What you have to do:
Go through the listing and return every line with "this" in it.

Extracted data:

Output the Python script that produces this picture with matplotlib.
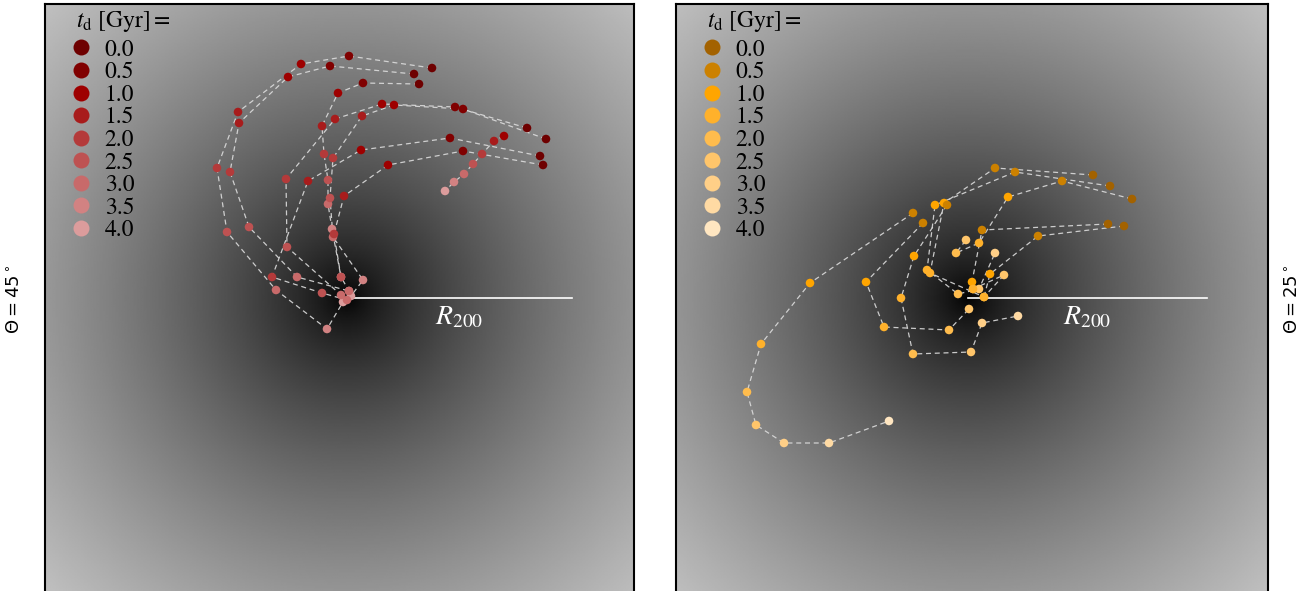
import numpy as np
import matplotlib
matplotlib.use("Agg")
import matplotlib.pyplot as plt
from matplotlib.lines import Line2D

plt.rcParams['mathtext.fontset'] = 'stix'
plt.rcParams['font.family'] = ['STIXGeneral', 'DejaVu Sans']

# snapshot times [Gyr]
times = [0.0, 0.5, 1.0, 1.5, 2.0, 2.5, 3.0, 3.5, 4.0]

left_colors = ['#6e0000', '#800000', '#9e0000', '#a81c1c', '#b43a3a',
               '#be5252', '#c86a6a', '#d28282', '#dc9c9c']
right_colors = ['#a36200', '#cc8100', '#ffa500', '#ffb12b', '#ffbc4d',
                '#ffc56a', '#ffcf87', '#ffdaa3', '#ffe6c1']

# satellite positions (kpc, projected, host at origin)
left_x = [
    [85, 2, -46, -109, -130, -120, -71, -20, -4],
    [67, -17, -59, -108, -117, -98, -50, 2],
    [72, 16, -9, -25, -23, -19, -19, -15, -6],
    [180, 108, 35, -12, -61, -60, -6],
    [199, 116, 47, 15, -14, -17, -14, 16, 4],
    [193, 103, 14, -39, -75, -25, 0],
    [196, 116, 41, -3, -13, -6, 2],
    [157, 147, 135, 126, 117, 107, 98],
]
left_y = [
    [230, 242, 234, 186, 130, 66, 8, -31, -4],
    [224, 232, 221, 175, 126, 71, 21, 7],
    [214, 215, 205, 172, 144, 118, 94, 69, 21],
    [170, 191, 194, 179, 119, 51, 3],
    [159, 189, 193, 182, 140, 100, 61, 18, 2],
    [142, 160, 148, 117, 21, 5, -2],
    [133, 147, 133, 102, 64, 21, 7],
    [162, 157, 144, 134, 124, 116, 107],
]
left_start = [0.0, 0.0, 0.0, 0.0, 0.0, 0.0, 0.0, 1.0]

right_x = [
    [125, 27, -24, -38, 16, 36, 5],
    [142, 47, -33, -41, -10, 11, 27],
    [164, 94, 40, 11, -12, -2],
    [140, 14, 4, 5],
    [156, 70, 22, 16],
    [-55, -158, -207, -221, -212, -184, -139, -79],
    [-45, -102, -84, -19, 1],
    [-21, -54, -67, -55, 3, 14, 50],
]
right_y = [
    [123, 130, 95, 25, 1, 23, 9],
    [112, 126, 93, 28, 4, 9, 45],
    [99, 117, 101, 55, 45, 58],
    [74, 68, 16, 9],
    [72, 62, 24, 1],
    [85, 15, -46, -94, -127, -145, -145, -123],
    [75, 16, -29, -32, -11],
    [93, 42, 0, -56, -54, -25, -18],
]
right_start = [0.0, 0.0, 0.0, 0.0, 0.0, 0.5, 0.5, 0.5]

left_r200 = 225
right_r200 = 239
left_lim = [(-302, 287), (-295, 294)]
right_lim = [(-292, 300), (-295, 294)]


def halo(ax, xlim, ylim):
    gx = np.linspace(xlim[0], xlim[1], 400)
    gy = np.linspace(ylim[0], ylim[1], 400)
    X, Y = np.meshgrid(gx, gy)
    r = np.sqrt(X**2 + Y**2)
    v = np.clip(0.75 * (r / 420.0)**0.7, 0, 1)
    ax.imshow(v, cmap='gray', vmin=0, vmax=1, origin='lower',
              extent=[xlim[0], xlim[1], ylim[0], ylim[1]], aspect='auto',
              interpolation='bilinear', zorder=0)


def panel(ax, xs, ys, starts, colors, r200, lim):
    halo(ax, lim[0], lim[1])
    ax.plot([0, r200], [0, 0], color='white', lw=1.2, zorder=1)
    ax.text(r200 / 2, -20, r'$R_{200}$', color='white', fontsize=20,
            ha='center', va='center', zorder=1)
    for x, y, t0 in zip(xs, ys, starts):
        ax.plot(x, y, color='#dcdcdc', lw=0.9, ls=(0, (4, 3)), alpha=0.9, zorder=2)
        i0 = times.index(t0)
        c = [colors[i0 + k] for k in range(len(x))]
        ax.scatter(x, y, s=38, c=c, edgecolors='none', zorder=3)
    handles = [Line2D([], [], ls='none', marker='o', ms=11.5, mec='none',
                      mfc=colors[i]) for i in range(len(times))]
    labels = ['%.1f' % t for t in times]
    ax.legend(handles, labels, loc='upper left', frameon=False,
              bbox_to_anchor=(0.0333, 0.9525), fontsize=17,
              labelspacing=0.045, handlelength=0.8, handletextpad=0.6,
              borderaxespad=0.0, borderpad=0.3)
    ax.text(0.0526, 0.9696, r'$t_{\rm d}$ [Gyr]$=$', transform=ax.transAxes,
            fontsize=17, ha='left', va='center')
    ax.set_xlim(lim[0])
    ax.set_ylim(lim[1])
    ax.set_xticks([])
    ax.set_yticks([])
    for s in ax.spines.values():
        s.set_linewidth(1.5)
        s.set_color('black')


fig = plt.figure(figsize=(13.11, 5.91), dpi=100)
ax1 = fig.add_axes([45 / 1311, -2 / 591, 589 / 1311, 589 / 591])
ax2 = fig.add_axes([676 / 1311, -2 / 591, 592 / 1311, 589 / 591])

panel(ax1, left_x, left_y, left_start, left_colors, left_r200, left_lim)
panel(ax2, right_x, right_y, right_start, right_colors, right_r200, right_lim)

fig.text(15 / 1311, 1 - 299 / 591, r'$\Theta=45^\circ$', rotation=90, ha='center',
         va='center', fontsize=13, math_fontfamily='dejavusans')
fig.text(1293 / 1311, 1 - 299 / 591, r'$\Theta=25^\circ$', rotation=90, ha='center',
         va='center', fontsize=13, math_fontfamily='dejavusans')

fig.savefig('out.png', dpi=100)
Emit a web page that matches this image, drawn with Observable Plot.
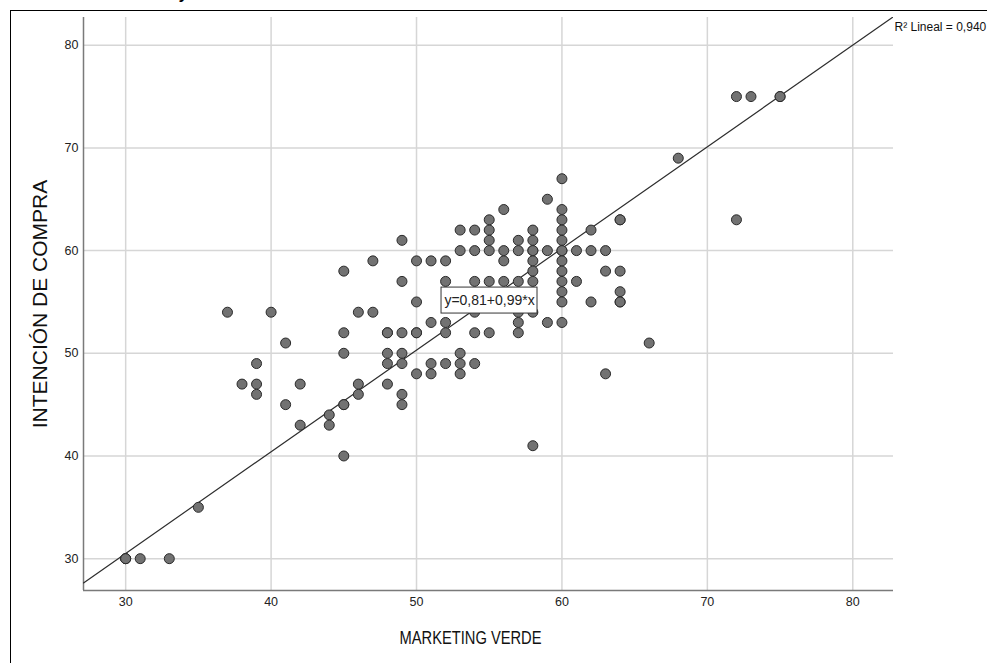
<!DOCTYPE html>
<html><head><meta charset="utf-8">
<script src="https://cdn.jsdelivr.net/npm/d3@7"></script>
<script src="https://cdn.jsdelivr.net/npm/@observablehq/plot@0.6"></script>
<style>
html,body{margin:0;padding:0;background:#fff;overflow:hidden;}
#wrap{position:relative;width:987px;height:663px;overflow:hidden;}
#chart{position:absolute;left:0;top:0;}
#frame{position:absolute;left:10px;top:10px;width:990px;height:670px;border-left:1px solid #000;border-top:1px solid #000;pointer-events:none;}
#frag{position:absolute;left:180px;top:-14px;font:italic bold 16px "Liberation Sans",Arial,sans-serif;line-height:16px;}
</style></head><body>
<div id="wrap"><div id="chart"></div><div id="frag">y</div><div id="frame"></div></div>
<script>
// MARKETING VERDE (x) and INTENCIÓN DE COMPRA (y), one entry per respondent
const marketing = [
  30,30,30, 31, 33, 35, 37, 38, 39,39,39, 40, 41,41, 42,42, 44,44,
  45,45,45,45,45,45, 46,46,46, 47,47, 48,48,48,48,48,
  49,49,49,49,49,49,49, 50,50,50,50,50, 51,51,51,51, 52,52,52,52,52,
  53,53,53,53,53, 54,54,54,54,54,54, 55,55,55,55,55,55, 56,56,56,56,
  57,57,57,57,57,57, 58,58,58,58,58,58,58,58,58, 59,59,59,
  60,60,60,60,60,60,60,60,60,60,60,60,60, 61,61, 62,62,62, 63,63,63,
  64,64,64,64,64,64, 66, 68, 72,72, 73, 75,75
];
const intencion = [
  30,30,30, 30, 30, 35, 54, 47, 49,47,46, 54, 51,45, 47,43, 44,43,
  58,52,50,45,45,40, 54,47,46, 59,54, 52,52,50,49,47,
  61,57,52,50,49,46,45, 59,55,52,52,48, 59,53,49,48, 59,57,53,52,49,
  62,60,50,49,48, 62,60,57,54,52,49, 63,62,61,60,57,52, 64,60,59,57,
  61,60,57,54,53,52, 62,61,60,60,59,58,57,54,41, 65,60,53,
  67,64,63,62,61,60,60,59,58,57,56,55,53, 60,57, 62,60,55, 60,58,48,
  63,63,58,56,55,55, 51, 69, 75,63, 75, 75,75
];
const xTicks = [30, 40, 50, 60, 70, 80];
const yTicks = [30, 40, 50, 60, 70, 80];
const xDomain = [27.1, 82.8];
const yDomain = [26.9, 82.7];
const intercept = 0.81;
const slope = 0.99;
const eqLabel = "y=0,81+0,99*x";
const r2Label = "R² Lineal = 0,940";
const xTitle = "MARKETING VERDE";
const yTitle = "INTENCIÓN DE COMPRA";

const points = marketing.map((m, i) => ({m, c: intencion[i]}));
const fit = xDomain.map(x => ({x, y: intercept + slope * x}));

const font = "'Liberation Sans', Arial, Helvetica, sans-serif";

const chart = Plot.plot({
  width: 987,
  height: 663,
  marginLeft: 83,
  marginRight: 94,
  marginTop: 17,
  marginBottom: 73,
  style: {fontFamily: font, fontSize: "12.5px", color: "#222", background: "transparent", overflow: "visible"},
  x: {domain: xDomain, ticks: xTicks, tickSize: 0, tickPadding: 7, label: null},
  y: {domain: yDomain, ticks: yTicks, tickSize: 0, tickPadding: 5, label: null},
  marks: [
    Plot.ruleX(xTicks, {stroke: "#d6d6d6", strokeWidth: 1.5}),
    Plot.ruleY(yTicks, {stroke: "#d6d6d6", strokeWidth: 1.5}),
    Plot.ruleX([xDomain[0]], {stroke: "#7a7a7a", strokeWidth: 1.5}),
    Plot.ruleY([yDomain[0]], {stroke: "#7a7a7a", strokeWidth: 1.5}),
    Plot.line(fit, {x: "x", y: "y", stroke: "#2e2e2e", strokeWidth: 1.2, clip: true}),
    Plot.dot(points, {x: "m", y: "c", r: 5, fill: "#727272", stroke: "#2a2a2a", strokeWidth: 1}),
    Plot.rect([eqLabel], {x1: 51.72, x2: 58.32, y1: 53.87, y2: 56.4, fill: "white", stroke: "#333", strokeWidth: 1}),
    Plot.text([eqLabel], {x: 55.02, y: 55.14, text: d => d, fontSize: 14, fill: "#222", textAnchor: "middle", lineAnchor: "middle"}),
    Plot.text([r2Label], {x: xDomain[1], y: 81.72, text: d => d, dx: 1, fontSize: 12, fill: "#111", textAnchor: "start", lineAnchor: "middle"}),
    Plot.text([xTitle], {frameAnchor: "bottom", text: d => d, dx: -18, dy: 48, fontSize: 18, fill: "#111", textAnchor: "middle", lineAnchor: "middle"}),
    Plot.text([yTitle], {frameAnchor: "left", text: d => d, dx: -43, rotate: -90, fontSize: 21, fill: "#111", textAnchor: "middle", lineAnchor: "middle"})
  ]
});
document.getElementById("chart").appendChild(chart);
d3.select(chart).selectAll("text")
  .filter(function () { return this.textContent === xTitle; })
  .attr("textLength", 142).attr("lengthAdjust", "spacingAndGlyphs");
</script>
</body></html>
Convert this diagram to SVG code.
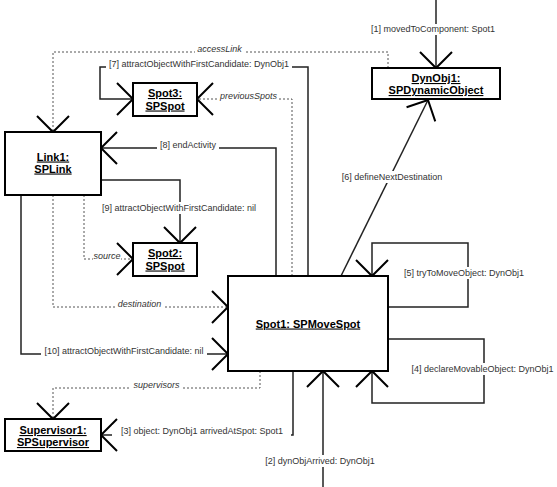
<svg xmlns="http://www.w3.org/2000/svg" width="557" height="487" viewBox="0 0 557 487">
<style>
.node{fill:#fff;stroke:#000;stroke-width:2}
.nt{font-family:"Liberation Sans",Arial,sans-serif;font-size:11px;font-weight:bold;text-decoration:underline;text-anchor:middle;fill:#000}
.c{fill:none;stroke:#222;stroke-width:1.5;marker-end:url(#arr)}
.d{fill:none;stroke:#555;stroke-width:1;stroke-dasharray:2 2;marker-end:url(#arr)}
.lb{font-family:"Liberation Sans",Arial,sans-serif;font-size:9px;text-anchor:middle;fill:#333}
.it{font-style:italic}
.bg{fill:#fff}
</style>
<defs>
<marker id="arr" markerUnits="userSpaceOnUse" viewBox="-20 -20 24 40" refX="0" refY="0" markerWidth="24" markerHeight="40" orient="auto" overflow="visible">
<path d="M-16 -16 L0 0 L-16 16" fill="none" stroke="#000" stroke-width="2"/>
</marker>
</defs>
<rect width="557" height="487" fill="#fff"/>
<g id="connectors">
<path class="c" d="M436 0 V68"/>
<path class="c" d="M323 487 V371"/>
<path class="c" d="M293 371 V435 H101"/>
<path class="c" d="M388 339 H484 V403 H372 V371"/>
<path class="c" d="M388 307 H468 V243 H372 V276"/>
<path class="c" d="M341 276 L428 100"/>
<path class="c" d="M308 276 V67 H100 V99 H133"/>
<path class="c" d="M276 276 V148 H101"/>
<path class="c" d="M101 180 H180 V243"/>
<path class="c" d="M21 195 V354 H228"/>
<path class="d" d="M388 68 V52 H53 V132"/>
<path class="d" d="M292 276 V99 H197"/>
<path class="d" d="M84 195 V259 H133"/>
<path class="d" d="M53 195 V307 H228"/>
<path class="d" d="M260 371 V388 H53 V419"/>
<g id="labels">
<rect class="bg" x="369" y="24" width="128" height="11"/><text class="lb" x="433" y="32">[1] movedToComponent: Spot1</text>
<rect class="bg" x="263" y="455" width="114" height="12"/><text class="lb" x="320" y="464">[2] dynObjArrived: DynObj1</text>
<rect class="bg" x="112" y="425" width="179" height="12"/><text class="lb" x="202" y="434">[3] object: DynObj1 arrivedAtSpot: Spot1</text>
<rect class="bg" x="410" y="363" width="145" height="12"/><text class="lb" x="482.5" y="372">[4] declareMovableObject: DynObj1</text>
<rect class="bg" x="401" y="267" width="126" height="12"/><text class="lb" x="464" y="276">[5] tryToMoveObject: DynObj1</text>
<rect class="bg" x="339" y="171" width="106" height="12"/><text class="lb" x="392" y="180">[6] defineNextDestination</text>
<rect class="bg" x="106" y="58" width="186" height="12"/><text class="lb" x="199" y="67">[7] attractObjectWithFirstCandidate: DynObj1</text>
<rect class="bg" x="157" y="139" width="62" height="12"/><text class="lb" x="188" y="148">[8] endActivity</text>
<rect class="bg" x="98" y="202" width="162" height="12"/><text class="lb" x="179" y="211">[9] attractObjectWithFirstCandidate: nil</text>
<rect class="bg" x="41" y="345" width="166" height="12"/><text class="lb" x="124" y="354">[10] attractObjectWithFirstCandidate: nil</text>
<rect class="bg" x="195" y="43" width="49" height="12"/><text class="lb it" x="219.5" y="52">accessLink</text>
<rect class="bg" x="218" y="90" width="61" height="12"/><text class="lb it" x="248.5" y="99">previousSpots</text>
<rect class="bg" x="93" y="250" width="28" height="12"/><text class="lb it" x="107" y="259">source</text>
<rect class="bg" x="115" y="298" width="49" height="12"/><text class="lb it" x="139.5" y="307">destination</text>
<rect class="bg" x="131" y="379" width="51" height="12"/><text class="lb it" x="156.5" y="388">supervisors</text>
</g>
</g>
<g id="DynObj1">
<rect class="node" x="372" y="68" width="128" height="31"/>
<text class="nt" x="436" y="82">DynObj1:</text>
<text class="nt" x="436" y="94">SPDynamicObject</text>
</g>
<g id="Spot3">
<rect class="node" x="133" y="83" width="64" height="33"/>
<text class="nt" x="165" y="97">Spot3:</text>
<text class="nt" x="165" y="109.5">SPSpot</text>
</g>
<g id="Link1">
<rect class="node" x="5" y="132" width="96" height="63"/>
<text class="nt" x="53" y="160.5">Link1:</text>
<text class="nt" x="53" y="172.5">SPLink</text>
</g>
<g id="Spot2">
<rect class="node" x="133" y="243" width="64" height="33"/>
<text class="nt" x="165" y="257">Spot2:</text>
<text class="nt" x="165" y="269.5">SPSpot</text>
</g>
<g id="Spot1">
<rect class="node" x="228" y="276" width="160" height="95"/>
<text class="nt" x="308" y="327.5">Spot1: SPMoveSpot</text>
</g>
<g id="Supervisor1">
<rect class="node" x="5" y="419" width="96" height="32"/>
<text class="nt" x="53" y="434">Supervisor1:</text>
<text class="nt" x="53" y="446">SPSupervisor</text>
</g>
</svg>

Completed task:
Output the Python script that produces this picture with matplotlib.
Emit a web page that matches this image, drawn with Observable Plot.
  .filter(function () { return this.textContent === xTitle; })
Convert this diagram to SVG code.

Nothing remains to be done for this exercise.